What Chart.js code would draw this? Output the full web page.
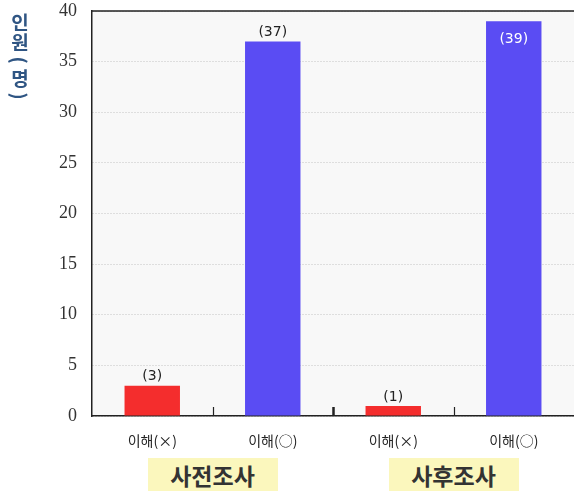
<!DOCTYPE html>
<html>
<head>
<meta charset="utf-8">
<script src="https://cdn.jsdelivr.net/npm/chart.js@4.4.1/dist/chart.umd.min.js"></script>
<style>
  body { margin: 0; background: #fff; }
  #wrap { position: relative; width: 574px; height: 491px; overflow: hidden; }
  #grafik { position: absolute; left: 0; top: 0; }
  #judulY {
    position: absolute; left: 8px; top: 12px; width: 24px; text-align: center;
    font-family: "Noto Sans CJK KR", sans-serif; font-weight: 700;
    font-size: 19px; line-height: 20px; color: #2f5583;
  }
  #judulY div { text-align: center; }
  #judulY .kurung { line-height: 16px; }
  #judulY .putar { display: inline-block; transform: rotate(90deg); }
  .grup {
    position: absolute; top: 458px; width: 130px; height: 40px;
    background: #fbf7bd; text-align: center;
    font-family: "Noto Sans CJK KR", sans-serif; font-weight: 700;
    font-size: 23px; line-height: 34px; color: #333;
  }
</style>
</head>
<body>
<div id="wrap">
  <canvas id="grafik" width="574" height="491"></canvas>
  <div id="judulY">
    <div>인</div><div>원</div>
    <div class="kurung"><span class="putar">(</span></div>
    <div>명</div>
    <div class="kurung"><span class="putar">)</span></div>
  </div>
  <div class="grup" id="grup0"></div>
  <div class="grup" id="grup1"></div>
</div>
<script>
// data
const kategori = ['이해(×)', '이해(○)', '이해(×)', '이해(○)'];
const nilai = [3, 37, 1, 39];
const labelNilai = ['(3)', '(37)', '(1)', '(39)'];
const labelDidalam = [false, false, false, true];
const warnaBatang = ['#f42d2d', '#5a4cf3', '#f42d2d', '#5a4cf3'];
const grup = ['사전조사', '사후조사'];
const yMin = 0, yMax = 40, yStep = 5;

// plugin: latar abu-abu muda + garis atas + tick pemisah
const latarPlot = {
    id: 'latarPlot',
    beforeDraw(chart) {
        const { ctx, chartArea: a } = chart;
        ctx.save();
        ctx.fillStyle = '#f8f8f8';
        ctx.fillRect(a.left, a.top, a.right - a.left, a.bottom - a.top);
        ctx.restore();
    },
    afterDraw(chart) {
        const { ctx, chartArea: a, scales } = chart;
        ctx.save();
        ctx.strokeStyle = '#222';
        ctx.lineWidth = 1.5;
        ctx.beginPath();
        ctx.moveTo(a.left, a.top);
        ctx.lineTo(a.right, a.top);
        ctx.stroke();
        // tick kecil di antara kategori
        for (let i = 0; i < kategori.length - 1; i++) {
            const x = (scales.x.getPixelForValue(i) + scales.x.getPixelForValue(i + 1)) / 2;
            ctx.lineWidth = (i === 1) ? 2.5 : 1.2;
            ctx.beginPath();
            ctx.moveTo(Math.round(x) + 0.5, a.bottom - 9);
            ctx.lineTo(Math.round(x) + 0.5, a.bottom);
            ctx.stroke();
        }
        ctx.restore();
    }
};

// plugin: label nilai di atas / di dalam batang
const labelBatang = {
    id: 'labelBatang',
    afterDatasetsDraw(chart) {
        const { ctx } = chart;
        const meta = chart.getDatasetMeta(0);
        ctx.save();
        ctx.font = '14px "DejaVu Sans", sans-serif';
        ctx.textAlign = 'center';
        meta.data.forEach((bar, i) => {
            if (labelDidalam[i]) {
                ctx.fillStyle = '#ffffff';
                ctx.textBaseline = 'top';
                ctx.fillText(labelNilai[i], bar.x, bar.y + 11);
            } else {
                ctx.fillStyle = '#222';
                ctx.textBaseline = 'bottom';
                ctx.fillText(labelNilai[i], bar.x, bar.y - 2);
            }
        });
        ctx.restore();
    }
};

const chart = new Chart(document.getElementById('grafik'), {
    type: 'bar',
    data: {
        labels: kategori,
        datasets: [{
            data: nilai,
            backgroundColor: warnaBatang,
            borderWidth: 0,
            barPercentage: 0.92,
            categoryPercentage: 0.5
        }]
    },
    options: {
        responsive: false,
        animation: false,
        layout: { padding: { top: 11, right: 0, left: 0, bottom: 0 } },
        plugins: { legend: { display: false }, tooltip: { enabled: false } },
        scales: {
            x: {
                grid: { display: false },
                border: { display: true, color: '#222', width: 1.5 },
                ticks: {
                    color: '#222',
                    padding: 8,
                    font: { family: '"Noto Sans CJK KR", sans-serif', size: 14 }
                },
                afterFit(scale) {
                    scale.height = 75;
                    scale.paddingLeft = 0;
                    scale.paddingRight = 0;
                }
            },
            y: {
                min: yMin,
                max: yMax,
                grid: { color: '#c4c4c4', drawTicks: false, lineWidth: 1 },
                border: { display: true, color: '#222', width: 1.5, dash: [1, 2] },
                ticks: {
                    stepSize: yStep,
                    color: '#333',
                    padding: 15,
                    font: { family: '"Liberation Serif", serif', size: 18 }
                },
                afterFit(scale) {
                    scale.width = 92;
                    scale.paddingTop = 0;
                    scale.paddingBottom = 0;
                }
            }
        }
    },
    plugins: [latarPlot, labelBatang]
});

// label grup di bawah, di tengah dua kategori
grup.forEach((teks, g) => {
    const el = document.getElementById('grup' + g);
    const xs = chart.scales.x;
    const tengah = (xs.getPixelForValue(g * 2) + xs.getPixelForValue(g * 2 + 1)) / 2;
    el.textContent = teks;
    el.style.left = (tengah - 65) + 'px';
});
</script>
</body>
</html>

☆ ☆ ☆ ☆

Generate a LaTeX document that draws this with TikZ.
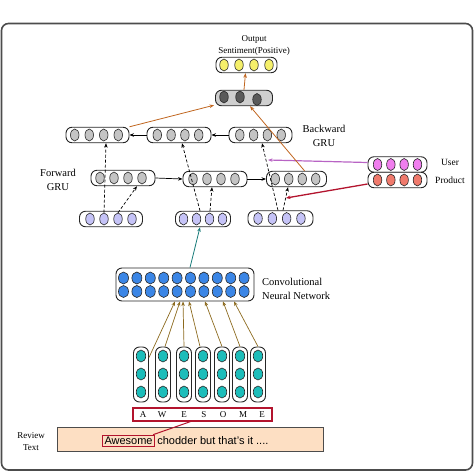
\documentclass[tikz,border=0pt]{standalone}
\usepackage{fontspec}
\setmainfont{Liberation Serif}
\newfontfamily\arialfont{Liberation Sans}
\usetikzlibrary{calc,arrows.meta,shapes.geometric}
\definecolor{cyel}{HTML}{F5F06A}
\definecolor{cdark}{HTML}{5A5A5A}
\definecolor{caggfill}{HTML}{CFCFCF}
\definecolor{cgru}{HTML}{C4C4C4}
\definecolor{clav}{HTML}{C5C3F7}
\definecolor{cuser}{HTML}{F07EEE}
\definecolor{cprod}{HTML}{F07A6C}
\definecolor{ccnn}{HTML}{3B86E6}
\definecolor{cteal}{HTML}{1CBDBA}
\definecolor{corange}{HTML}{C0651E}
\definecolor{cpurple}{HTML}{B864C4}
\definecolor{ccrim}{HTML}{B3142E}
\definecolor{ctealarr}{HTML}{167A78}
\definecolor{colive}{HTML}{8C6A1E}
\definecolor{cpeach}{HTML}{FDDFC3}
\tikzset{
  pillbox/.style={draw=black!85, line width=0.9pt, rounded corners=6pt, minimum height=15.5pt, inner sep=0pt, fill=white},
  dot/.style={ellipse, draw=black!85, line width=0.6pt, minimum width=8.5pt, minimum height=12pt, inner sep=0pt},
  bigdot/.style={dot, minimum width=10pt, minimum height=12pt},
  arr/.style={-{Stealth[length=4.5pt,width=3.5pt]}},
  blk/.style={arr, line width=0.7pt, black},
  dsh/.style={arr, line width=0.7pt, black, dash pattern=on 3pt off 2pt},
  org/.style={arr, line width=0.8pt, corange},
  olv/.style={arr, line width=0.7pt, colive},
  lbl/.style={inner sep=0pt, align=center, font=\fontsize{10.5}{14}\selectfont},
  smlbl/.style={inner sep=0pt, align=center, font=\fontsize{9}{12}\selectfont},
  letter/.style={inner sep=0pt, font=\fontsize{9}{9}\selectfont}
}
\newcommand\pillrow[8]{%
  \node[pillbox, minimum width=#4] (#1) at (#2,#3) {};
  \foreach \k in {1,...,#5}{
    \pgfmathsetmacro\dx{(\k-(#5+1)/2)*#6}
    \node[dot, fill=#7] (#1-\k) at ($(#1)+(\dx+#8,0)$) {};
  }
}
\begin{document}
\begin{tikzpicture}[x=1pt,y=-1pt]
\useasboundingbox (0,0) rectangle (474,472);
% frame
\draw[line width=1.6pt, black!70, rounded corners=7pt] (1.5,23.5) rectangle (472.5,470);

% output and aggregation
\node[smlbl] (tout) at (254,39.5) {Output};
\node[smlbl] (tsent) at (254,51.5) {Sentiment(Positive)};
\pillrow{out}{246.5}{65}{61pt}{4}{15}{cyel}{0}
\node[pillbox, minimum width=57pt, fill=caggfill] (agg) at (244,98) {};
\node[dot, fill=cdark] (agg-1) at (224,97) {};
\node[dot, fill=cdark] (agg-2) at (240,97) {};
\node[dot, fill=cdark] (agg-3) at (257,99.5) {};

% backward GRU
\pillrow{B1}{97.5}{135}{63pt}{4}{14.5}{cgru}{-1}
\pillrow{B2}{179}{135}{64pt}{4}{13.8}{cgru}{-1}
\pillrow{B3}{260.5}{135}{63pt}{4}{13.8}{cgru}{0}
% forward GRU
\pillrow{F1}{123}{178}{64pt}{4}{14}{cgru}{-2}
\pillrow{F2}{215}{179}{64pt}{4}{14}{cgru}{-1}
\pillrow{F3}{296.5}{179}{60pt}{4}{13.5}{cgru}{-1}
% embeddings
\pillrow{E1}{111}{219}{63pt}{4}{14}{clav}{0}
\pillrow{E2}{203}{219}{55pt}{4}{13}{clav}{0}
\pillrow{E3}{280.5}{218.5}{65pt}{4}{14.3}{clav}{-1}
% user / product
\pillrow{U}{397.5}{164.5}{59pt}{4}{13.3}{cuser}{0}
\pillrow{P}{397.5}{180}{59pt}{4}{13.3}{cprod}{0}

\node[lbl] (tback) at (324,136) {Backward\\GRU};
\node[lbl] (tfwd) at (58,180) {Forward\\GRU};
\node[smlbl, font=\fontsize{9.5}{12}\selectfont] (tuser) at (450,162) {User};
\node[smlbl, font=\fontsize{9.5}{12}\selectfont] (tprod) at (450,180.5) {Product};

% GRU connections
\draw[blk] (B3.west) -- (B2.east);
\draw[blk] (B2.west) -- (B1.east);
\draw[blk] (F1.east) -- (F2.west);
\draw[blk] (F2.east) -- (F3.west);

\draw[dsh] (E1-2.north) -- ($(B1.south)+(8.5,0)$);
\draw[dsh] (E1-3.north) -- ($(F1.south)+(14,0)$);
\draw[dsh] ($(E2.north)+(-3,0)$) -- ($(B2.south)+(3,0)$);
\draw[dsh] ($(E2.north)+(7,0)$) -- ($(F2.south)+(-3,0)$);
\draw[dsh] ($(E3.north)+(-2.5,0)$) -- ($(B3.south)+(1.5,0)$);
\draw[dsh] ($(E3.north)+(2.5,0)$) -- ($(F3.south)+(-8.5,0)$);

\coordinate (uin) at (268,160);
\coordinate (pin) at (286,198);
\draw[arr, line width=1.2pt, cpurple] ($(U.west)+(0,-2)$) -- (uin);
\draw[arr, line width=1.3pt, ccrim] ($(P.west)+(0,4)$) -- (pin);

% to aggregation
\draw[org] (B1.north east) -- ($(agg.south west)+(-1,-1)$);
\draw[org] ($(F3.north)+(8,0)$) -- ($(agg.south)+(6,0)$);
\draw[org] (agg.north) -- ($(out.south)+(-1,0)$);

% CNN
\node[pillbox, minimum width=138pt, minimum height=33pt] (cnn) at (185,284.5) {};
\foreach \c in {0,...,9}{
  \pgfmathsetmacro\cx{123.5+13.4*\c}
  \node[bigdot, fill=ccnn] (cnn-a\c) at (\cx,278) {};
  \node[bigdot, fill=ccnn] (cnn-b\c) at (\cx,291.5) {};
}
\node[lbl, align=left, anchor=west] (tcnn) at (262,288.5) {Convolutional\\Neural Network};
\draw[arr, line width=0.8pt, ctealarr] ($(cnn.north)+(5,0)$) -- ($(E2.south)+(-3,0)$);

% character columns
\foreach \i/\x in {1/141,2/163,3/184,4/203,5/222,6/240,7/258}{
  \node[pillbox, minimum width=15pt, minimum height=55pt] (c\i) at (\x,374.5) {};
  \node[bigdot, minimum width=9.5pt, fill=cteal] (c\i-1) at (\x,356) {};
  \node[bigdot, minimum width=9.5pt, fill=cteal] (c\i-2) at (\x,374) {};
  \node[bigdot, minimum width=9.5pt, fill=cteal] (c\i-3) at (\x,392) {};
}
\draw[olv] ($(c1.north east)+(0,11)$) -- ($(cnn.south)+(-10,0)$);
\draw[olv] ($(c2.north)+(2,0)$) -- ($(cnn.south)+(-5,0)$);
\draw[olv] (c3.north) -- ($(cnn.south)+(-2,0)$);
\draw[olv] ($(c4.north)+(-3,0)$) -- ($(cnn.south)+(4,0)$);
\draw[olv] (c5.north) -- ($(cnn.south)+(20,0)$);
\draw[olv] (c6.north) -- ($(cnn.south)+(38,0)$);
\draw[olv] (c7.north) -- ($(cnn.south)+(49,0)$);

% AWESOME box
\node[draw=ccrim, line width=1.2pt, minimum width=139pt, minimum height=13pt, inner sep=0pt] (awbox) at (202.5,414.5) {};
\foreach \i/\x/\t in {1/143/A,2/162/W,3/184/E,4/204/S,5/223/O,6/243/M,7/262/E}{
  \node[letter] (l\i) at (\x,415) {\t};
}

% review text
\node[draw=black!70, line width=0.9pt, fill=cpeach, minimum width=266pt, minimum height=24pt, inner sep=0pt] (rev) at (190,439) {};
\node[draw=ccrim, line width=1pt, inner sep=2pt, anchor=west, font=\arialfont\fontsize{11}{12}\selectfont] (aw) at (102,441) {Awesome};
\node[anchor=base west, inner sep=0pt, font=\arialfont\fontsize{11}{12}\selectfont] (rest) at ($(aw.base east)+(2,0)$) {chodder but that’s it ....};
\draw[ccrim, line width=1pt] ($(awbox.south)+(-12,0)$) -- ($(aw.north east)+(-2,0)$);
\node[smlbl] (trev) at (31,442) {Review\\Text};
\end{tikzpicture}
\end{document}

☆ ☆ ☆ ☆

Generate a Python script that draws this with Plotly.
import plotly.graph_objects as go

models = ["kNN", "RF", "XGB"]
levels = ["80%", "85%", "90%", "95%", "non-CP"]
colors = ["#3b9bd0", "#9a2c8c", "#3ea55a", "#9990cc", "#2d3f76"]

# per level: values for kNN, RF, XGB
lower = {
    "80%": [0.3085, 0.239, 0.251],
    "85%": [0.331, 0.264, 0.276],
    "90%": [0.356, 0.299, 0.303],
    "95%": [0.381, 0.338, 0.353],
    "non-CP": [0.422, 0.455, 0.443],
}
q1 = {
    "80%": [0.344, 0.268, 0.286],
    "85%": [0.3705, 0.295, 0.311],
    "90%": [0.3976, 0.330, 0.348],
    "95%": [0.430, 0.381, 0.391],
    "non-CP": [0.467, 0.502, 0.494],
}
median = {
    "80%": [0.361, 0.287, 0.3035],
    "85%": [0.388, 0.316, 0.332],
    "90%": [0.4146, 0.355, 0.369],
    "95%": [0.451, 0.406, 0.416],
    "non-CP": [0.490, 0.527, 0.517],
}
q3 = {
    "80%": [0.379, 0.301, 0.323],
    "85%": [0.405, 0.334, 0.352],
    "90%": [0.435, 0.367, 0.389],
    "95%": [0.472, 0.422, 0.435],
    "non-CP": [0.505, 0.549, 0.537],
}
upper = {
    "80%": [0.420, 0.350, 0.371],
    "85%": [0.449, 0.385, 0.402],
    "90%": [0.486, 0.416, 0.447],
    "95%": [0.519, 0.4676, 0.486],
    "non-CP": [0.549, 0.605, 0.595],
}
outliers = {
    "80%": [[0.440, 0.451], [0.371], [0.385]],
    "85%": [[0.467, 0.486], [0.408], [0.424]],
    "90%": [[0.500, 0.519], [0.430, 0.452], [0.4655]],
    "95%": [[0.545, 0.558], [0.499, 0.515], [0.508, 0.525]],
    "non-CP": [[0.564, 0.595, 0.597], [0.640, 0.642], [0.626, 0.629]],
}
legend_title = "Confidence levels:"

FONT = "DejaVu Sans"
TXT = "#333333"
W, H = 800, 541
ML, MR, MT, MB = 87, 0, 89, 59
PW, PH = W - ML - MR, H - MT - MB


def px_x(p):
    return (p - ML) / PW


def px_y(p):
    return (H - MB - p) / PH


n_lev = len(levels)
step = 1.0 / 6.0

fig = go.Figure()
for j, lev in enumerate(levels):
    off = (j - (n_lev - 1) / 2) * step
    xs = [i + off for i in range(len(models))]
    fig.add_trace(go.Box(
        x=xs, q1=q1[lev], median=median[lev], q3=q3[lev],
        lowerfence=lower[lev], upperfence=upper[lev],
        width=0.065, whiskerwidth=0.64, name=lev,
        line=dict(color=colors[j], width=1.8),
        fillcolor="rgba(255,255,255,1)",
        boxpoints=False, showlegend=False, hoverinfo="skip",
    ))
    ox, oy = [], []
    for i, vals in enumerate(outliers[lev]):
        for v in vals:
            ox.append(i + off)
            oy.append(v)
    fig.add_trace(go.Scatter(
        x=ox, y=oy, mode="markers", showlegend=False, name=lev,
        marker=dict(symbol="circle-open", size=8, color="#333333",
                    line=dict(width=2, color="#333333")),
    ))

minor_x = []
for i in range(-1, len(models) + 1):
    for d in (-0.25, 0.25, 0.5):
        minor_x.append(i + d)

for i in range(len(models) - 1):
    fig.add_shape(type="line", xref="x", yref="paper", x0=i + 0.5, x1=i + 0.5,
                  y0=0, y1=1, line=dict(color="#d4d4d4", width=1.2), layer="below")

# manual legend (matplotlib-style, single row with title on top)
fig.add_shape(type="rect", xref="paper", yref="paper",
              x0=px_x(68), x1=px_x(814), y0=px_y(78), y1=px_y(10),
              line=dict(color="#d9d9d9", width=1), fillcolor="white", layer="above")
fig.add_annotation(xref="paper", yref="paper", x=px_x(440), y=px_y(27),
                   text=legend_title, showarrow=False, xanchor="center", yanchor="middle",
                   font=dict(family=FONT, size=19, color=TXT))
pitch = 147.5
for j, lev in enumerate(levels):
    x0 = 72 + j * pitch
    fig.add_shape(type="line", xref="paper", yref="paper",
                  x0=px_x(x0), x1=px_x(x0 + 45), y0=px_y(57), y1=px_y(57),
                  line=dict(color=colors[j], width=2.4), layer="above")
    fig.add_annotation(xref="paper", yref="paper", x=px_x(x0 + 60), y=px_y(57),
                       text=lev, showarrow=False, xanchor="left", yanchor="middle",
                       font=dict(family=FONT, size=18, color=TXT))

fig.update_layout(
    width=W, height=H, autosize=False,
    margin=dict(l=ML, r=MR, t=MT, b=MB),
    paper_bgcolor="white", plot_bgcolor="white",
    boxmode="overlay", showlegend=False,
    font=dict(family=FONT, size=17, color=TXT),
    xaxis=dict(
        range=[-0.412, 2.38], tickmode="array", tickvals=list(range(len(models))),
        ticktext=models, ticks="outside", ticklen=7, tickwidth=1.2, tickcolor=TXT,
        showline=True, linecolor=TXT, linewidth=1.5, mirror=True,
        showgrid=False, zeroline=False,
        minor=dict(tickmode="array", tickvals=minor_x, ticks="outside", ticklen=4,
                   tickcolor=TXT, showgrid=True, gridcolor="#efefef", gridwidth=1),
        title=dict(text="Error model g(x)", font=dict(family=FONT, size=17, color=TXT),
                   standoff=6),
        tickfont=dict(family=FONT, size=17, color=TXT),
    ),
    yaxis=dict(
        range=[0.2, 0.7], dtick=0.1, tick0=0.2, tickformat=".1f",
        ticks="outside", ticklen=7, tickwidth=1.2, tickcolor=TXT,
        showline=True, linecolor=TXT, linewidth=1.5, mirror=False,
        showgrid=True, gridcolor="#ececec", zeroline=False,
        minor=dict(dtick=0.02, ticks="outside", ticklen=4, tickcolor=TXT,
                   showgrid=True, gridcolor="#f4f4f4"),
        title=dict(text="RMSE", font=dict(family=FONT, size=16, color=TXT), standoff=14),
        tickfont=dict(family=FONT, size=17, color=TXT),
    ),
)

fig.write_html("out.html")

☆ ☆ ☆ ☆

Identify and extract each line of the listing that contains "this".

• **Task solution**:
What Chart.js code would draw this? Output the full web page.
Generate a LaTeX document that draws this with TikZ.
Generate a Python script that draws this with Plotly.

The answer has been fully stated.